Allotments abroad, clearing up, crop updates, encouraging wildlife.
This week I have been travelling to Switzerland and I must say my allotment holder soul was struck by a view from the train just outside Zuerich. Not considering the numerous chicken pens which made me think of the mountain village I used to spend my holidays and - more recently - weekends in in Italy (which I am sort of missing), I was surprised to see an allotment site over which, flapping in the wind, were flags from several countries. What a curious idea - I was thinking - when the train went past another one exactly the same. Obviously it is a tradition, and it felt good to see different nationalities so openly celebrated together in the close community of the allotments.
Anyway, back to England, this weekend I finally managed a visit to my allotment after more than two weeks.
To start with, everything looked horrible and I felt so disheartened. The snow had damaged the Borlotti beans and the sweetcorn, and most plants were either dead or dying, with the exception of the green manure Phacelia which is doing pretty well. It is really annoying to find out that the only thing than one would hope to be exterminated by snow - slugs - have instead survived pretty well, indeed so well that it would not be inappropriate to think of the plot as Slug Central.
Although the weather was not particularly exciting, it did not rain, and I managed to clear everything up and dig the half bed that I will need to plant the garlic as soon as the ground is not waterlogged, hopefully next weekend.
I guess I cannot complain. I have picked four pumpkins in the end, three of which should be ripe according to the rule that a pumpkin is ripe if it resists puncturing by fingernail.
Also, I got 15 corn cobs, which are eatable albeit a bit starchy from staying so long on the plant. And 300gr of Borlotti beans - very little considering how many pods were on the plants before the freeze, but it is better than nothing, isn't it? I will try them tomorrow.
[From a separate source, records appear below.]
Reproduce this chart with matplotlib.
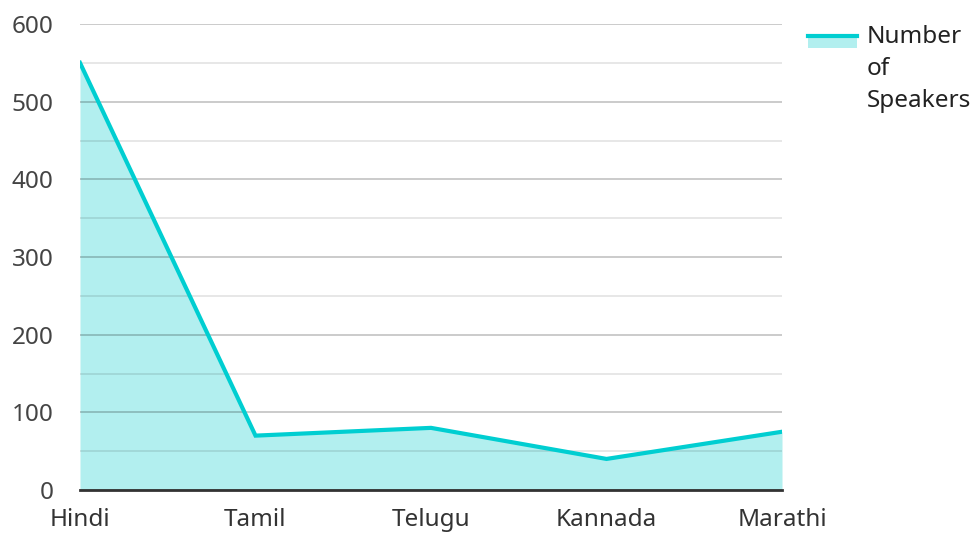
import matplotlib
matplotlib.use("Agg")
import matplotlib.pyplot as plt
from matplotlib.patches import Rectangle
from matplotlib.lines import Line2D

languages = ["Hindi", "Tamil", "Telugu", "Kannada", "Marathi"]
speakers = [550, 70, 80, 40, 75]
series_name = "Number\nof\nSpeakers"
y_ticks = [0, 100, 200, 300, 400, 500, 600]
y_minor = [50, 150, 250, 350, 450, 550]

plt.rcParams['font.family'] = ['Noto Sans', 'DejaVu Sans']
line_color = "#00CED1"
fill_color = "#b2efef"

fig = plt.figure(figsize=(9.76, 5.33), dpi=100)
ax = fig.add_axes([80/976, 1-490/533, (782-80)/976, (490-24)/533])

x = list(range(len(languages)))
ax.fill_between(x, speakers, 0, color=fill_color, zorder=1, linewidth=0)
ax.plot(x, speakers, color=line_color, linewidth=3, zorder=4, solid_joinstyle='miter')

ax.set_xlim(0, len(languages) - 1)
ax.set_ylim(0, 600)
ax.set_yticks(y_ticks)
ax.set_yticks(y_minor, minor=True)
ax.set_xticks(x)
ax.set_xticklabels(languages)
ax.grid(True, which='major', axis='y', color='#000000', alpha=0.22, linewidth=1.3, zorder=2)
ax.grid(True, which='minor', axis='y', color='#000000', alpha=0.10, linewidth=1.3, zorder=2)
ax.set_axisbelow(False)
for s in ['top', 'right', 'left']:
    ax.spines[s].set_visible(False)
ax.spines['bottom'].set_color('#333333')
ax.spines['bottom'].set_linewidth(2)
ax.spines['bottom'].set_zorder(5)
ax.tick_params(axis='both', which='both', length=0, labelsize=17.5, colors='#333333')
ax.tick_params(axis='y', pad=19)
ax.tick_params(axis='x', pad=13)
for lbl in ax.get_yticklabels():
    lbl.set_color('#444444')

# legend
W, H = 976, 533
fig.patches.append(Rectangle((808/W, 1-48/H), 49/W, 12/H, transform=fig.transFigure,
                             facecolor=fill_color, edgecolor='none'))
fig.lines.append(Line2D([808/W, 857/W], [1-36/H, 1-36/H], transform=fig.transFigure,
                        color=line_color, linewidth=3))
fig.text(867/W, 1-25/H, series_name, va='top', ha='left', fontsize=17.5,
         color='#222222', linespacing=1.45)

fig.savefig("out.png", dpi=100)
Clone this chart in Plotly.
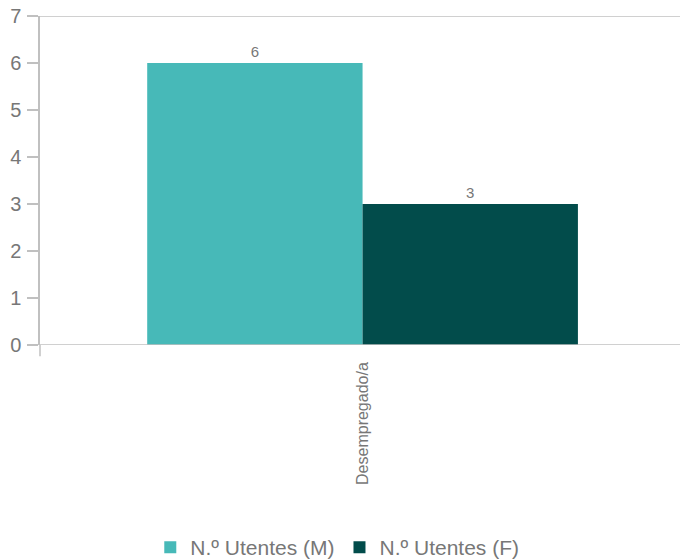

Despite the overnight rain I managed to go again this afternoon, when it felt much better compared with yesterday, probably because it looked cleaner. As it started drizzling, I decided to clear up the greenhouse so that I can plant something inside: salad and mushrooms for example. It was a proficuous time: I managed to make everything neat and tidy, which was needed as there were signs of mice. Finding some chitted potatoes in a paper bag, which I must have brought over some time ago, I planted them inside, just to see what happens. It is not the wisest of ideas, as I had to plant them in compost that had previously hosted my blighted tomatoes, but I decided to give it a try anyway. I also planted some tulip bulbs and erected a trellis to protect and train my fig tree on.
In terms of socialising, it was good to meet the angel neighbour who felled the obnoxious tree at the top of the plot. While we were on the topic, and since he did not need his logs and wanted to burn them, I asked if I could have some myself.
I will use them to start building my little "nature reserve" housing block. I have seen a great picture of one in "The Organic Way", the magazine that comes with the Garden Organic subscription. It consists of 6 pallets in a pile, filled in between with logs, hollow pipes, bricks, straw and rolled cloth: I want one!